(Charts and diagrams as code)
________________________________________

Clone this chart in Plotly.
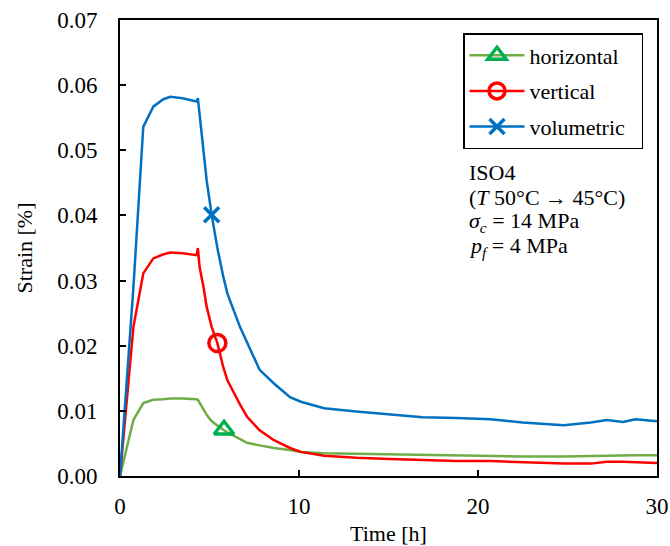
import plotly.graph_objects as go

time_h = [0, 0.3, 0.75, 1.3, 1.86, 2.4, 2.8, 3.5, 4.0, 4.28, 4.35, 4.45, 4.66, 4.84,
          5.12, 5.44, 5.77, 6.0, 6.7, 7.1, 7.8, 8.6, 9.5, 10.1, 11.4, 13.2, 15.1,
          16.9, 18.8, 20.7, 22.5, 24.8, 26.3, 27.2, 28.1, 28.8, 30]

horizontal = [0, 0.0035, 0.0086, 0.0112, 0.0117, 0.0118, 0.0119, 0.0119, 0.0119, 0.0118,
              0.0117, 0.0112, 0.0101, 0.0094, 0.0084, 0.0077, 0.0071, 0.0067, 0.0056,
              0.0051, 0.0047, 0.0043, 0.0040, 0.0037, 0.0035, 0.0034, 0.0033, 0.0032,
              0.0031, 0.0031, 0.0030, 0.0030, 0.0031, 0.0031, 0.0032, 0.0032, 0.0032]

vertical = [0, 0.0090, 0.0229, 0.0311, 0.0334, 0.0340, 0.0343, 0.0342, 0.0340, 0.0339,
            0.0350, 0.0320, 0.0291, 0.0260, 0.0229, 0.0204, 0.0167, 0.0147, 0.0110,
            0.0091, 0.0070, 0.0055, 0.0043, 0.0037, 0.0031, 0.0028, 0.0026, 0.0024,
            0.0023, 0.0023, 0.0021, 0.0019, 0.0019, 0.0022, 0.0022, 0.0021, 0.0020]

volumetric = [0, 0.0110, 0.0290, 0.0536, 0.0567, 0.0578, 0.0582, 0.0580, 0.0577, 0.0575,
              0.0580, 0.0555, 0.0500, 0.0454, 0.0401, 0.0350, 0.0306, 0.0280, 0.0229,
              0.0205, 0.0163, 0.0142, 0.0121, 0.0114, 0.0104, 0.0099, 0.0094, 0.0090,
              0.0089, 0.0087, 0.0082, 0.0078, 0.0082, 0.0086, 0.0083, 0.0087, 0.0084]

marker_t = [5.81, 5.44, 5.12]
marker_v = [0.0071, 0.0204, 0.0401]

names = ["horizontal", "vertical", "volumetric"]
line_colors = ["#70AD47", "#FF0000", "#0070C0"]
marker_colors = ["#00B050", "#FF0000", "#0070C0"]
symbols = ["triangle-up-open", "circle-open", "x-thin-open"]
series = [horizontal, vertical, volumetric]

annot_lines = ["ISO4", "(<i>T</i> 50°C → 45°C)", "<i>σ<sub>c</sub></i> = 14 MPa",
               "<i>p<sub>f</sub></i> = 4 MPa"]

FONT = "Liberation Serif"
PAD = "\u00a0\u00a0"

fig = go.Figure()
for i in range(3):
    fig.add_trace(go.Scatter(
        x=time_h, y=series[i], mode="lines", name=names[i],
        line=dict(color=line_colors[i], width=2.5), legendgroup=names[i],
        showlegend=False))
for i in range(3):
    fig.add_trace(go.Scatter(
        x=[marker_t[i]], y=[marker_v[i]], mode="lines+markers", name=names[i] + PAD,
        legendgroup=names[i],
        line=dict(color=line_colors[i], width=2.5),
        marker=dict(symbol=symbols[i], size=17 if i < 2 else 15,
                    color=marker_colors[i],
                    line=dict(color=marker_colors[i], width=3.5))))

W, H = 670, 546
L, R, T, B = 120, 13, 20, 70
pw, ph = W - L - R, H - T - B

for k, txt in enumerate(annot_lines):
    py = 172 + 25 * k
    fig.add_annotation(
        x=(467 - L) / pw, y=(H - B - py) / ph, xref="paper", yref="paper",
        text=txt, showarrow=False, xanchor="left", yanchor="middle",
        font=dict(family=FONT, size=22, color="black"))

fig.update_layout(
    width=W, height=H,
    margin=dict(l=L, r=R, t=T, b=B, autoexpand=False),
    plot_bgcolor="white", paper_bgcolor="white",
    font=dict(family=FONT, size=21, color="black"),
    legend=dict(x=(643 - L) / pw, y=(H - B - 33) / ph, xanchor="right", yanchor="top",
                bgcolor="white", bordercolor="black", borderwidth=1.5,
                font=dict(family=FONT, size=22), tracegroupgap=4, itemwidth=55),
    showlegend=True,
)
fig.update_xaxes(range=[0, 30], dtick=10, tick0=0, ticks="inside", ticklen=6,
                 tickwidth=1.5, tickcolor="black", showline=True, linecolor="black",
                 linewidth=2, mirror=True, showgrid=False, zeroline=False,
                 automargin=False, ticklabelstandoff=8,
                 title=dict(text="Time [h]", font=dict(size=22), standoff=8),
                 tickfont=dict(size=23))
fig.update_yaxes(range=[0, 0.07], dtick=0.01, tick0=0, tickformat=".2f", ticks="inside",
                 ticklen=6, tickwidth=1.5, tickcolor="black", showline=True,
                 linecolor="black", linewidth=2, mirror=True, showgrid=False,
                 zeroline=False, automargin=False, ticklabelstandoff=16,
                 title=dict(text="Strain [%]", font=dict(size=22), standoff=18),
                 tickfont=dict(size=23))

fig.write_html("out.html", post_script="document.body.style.margin='0';",
               config={"displayModeBar": False})
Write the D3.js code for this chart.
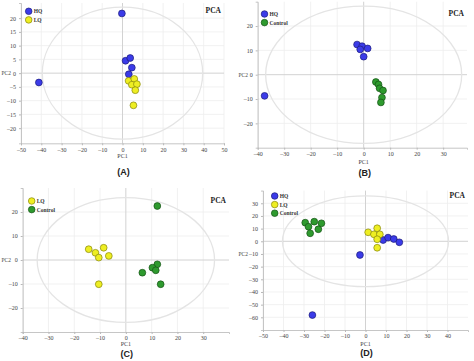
<!DOCTYPE html>
<html>
<head>
  <title>PCA score plots</title>
  <style>
    body { margin: 0; background: #fff; }
    svg { display: block; }
    .tick text { font-family: 'Liberation Serif', serif; font-size: 6px; fill: #444; }
  </style>
</head>
<body>
  <div id="chart-container"></div>
  <script src="https://d3js.org/d3.v7.min.js"></script>
  <script>
    // score values: [PC1, PC2]
    const scoresA_HQ = [[-0.3, 21.7], [1.5, 4.5], [3.8, 5.5], [4.6, 2.0], [3.1, -0.4], [-41.2, -3.4]];
    const scoresA_LQ = [[3.0, -2.8], [5.8, -2.1], [4.6, -4.2], [7.1, -4.0], [6.3, -6.2], [5.4, -11.7]];
    const scoresB_HQ = [[-2.5, 12.4], [-0.6, 11.7], [1.5, 10.8], [-1.3, 10.4], [0, 7.4], [-37.4, -8.7]];
    const scoresB_Control = [[4.6, -3.0], [5.6, -4.0], [6.0, -5.6], [7.3, -6.5], [6.9, -9.4], [6.5, -11.4]];
    const scoresC_LQ = [[-14.4, 4.5], [-11.8, 3.0], [-8.6, 5.1], [-10.5, 1.0], [-6.6, 1.7], [-10.5, -10.1]];
    const scoresC_Control = [[12.2, 22.5], [12.2, -1.8], [10.3, -3.2], [11.6, -4.3], [6.4, -5.3], [13.5, -10.1]];
    const scoresD_HQ = [[-2.7, -10.8], [-25.9, -58.2], [8.6, 1.0], [11, 2.9], [13.8, 1.8], [16.5, -0.8]];
    const scoresD_LQ = [[1.3, 7.1], [4.1, 5.5], [5.7, 10.3], [7, 5.5], [5.7, 1.6], [5.7, -5.1]];
    const scoresD_Control = [[-29.4, 14.7], [-27.8, 11.5], [-25, 15.5], [-21.5, 14.2], [-23, 9.5], [-27, 6.3]];

    const xTicksA = d3.range(-50, 51, 10);
    const yTicksA = d3.range(-20, 21, 5);
    const xTicksB = d3.range(-40, 31, 10);
    const yTicksB = d3.range(-20, 21, 10);
    const xTicksC = d3.range(-40, 31, 10);
    const yTicksC = d3.range(-20, 21, 10);
    const xTicksD = d3.range(-50, 41, 10);
    const yTicksD = d3.range(-60, 31, 10);

    // Hotelling ellipse half-axes (PC1, PC2)
    const ellipseA = [39.5, 24];
    const ellipseB = [37, 28.2];
    const ellipseC = [34.4, 26];
    const ellipseD = [40.5, 35.8];

    const groupColors = {
      HQ: { fill: '#3b3be8', stroke: '#1c1c7a' },
      LQ: { fill: '#eeee22', stroke: '#85850f' },
      Control: { fill: '#2e9a2e', stroke: '#155215' }
    };

    const panels = [
      { label: '(A)', ox: 0, oy: 0, xDom: [-50, 50], xR: [21, 224], yDom: [-25.5, 25.5], yR: [143.3, 3],
        xTicks: xTicksA, yTicks: yTicksA, ell: ellipseA, legend: [28.7, 11.3], pc2y: 73, pc1y: 158, capY: 175,
        series: [['HQ', scoresA_HQ], ['LQ', scoresA_LQ]] },
      { label: '(B)', ox: 237, oy: 0, xDom: [-40, 39], xR: [20.7, 230], yDom: [-30, 30], yR: [147.7, 1.7],
        xTicks: xTicksB, yTicks: yTicksB, ell: ellipseB, legend: [27.5, 14], pc2y: 75, pc1y: 164, capY: 176,
        series: [['HQ', scoresB_HQ], ['Control', scoresB_Control]] },
      { label: '(C)', ox: 0, oy: 180, xDom: [-40, 40], xR: [22.7, 229], yDom: [-30, 30], yR: [152, 8],
        xTicks: xTicksC, yTicks: yTicksC, ell: ellipseC, legend: [31.7, 21], pc2y: 80, pc1y: 166, capY: 177,
        series: [['LQ', scoresC_LQ], ['Control', scoresC_Control]] },
      { label: '(D)', ox: 237, oy: 180, xDom: [-50, 50], xR: [26, 231], yDom: [-70, 40], yR: [150, 10.6],
        xTicks: xTicksD, yTicks: yTicksD, ell: ellipseD, legend: [37.7, 16], pc2y: 74, pc1y: 165.5, capY: 176,
        series: [['HQ', scoresD_HQ], ['LQ', scoresD_LQ], ['Control', scoresD_Control]] }
    ];

    const fmt = d => (d < 0 ? '\u2013' + Math.abs(d) : String(d));

    const svg = d3.select('#chart-container')
      .append('svg')
      .attr('width', 474)
      .attr('height', 361);

    panels.forEach(p => {
      const g = svg.append('g').attr('transform', `translate(${p.ox},${p.oy})`);
      const x = d3.scaleLinear().domain(p.xDom).range(p.xR);
      const y = d3.scaleLinear().domain(p.yDom).range(p.yR);
      const left = p.xR[0], right = p.xR[1], top = p.yR[1], bottom = p.yR[0];

      // grid
      g.append('g').selectAll('line').data(p.xTicks.filter(t => t !== 0)).join('line')
        .attr('x1', d => x(d)).attr('x2', d => x(d)).attr('y1', top).attr('y2', bottom)
        .attr('stroke', '#ededed').attr('stroke-width', 0.8);
      g.append('g').selectAll('line').data(p.yTicks.filter(t => t !== 0)).join('line')
        .attr('y1', d => y(d)).attr('y2', d => y(d)).attr('x1', left).attr('x2', right)
        .attr('stroke', '#ededed').attr('stroke-width', 0.8);

      // zero lines
      g.append('line').attr('x1', x(0)).attr('x2', x(0)).attr('y1', top).attr('y2', bottom)
        .attr('stroke', '#d2d2d2').attr('stroke-width', 1);
      g.append('line').attr('y1', y(0)).attr('y2', y(0)).attr('x1', left).attr('x2', right)
        .attr('stroke', '#d2d2d2').attr('stroke-width', 1);

      // ellipse
      g.append('ellipse')
        .attr('cx', x(0)).attr('cy', y(0))
        .attr('rx', x(p.ell[0]) - x(0)).attr('ry', y(0) - y(p.ell[1]))
        .attr('fill', 'none').attr('stroke', '#e4e4e4').attr('stroke-width', 1.3);

      // axes
      const xAxis = g.append('g').attr('transform', `translate(0,${bottom})`)
        .call(d3.axisBottom(x).tickValues(p.xTicks).tickFormat(fmt).tickSize(2).tickPadding(2));
      const yAxis = g.append('g').attr('transform', `translate(${left},0)`)
        .call(d3.axisLeft(y).tickValues(p.yTicks).tickFormat(fmt).tickSize(2).tickPadding(3));
      [xAxis, yAxis].forEach(a => {
        a.select('.domain').attr('stroke', '#b8b8b8').attr('stroke-width', 0.8);
        a.selectAll('.tick line').attr('stroke', '#b8b8b8');
      });

      g.append('text').attr('x', x(0)).attr('y', p.pc1y).attr('text-anchor', 'middle')
        .attr('font-family', 'Liberation Serif, serif').attr('font-size', 6).attr('fill', '#444').text('PC1');
      g.append('text').attr('x', 1.5).attr('y', p.pc2y).attr('dy', '0.32em')
        .attr('font-family', 'Liberation Serif, serif').attr('font-size', 5.5).attr('fill', '#444').text('PC2');

      g.append('text').attr('x', right - 3).attr('y', p.legend[1] + 2)
        .attr('text-anchor', 'end').attr('font-family', 'Liberation Serif, serif')
        .attr('font-weight', 'bold').attr('font-size', 7.5).attr('fill', '#222').text('PCA');

      // points
      p.series.forEach(([name, pts]) => {
        g.append('g').selectAll('circle').data(pts).join('circle')
          .attr('cx', d => x(d[0])).attr('cy', d => y(d[1])).attr('r', 3.4)
          .attr('fill', groupColors[name].fill)
          .attr('stroke', groupColors[name].stroke).attr('stroke-width', 0.7);
      });

      // legend
      const leg = g.append('g').attr('transform', `translate(${p.legend[0]},${p.legend[1]})`);
      const items = leg.selectAll('g').data(p.series.map(s => s[0])).join('g')
        .attr('transform', (d, i) => `translate(0,${i * 8.6})`);
      items.append('circle').attr('r', 3.3)
        .attr('fill', d => groupColors[d].fill).attr('stroke', d => groupColors[d].stroke).attr('stroke-width', 0.7);
      items.append('text').attr('x', 5).attr('dy', '0.35em')
        .attr('font-family', 'Liberation Serif, serif').attr('font-weight', 'bold')
        .attr('font-size', 5.5).attr('fill', '#333').text(d => d);

      svg.append('text').attr('x', p.ox + x(0) + 1).attr('y', p.oy + p.capY)
        .attr('text-anchor', 'middle').attr('font-family', 'Liberation Sans, Arial, sans-serif')
        .attr('font-weight', 'bold').attr('font-size', 9).attr('fill', '#222').text(p.label);
    });
  </script>
</body>
</html>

________________________________________

# [TASK GOAL]
Please repeat exactly the data above from its first line to the line that contains "0.0022, 0.0021, 0.0020]", inclusive, and leave every picture out.

# [OUTPUT FOR THIS EXERCISE]
Clone this chart in Plotly.
import plotly.graph_objects as go

time_h = [0, 0.3, 0.75, 1.3, 1.86, 2.4, 2.8, 3.5, 4.0, 4.28, 4.35, 4.45, 4.66, 4.84,
          5.12, 5.44, 5.77, 6.0, 6.7, 7.1, 7.8, 8.6, 9.5, 10.1, 11.4, 13.2, 15.1,
          16.9, 18.8, 20.7, 22.5, 24.8, 26.3, 27.2, 28.1, 28.8, 30]

horizontal = [0, 0.0035, 0.0086, 0.0112, 0.0117, 0.0118, 0.0119, 0.0119, 0.0119, 0.0118,
              0.0117, 0.0112, 0.0101, 0.0094, 0.0084, 0.0077, 0.0071, 0.0067, 0.0056,
              0.0051, 0.0047, 0.0043, 0.0040, 0.0037, 0.0035, 0.0034, 0.0033, 0.0032,
              0.0031, 0.0031, 0.0030, 0.0030, 0.0031, 0.0031, 0.0032, 0.0032, 0.0032]

vertical = [0, 0.0090, 0.0229, 0.0311, 0.0334, 0.0340, 0.0343, 0.0342, 0.0340, 0.0339,
            0.0350, 0.0320, 0.0291, 0.0260, 0.0229, 0.0204, 0.0167, 0.0147, 0.0110,
            0.0091, 0.0070, 0.0055, 0.0043, 0.0037, 0.0031, 0.0028, 0.0026, 0.0024,
            0.0023, 0.0023, 0.0021, 0.0019, 0.0019, 0.0022, 0.0022, 0.0021, 0.0020]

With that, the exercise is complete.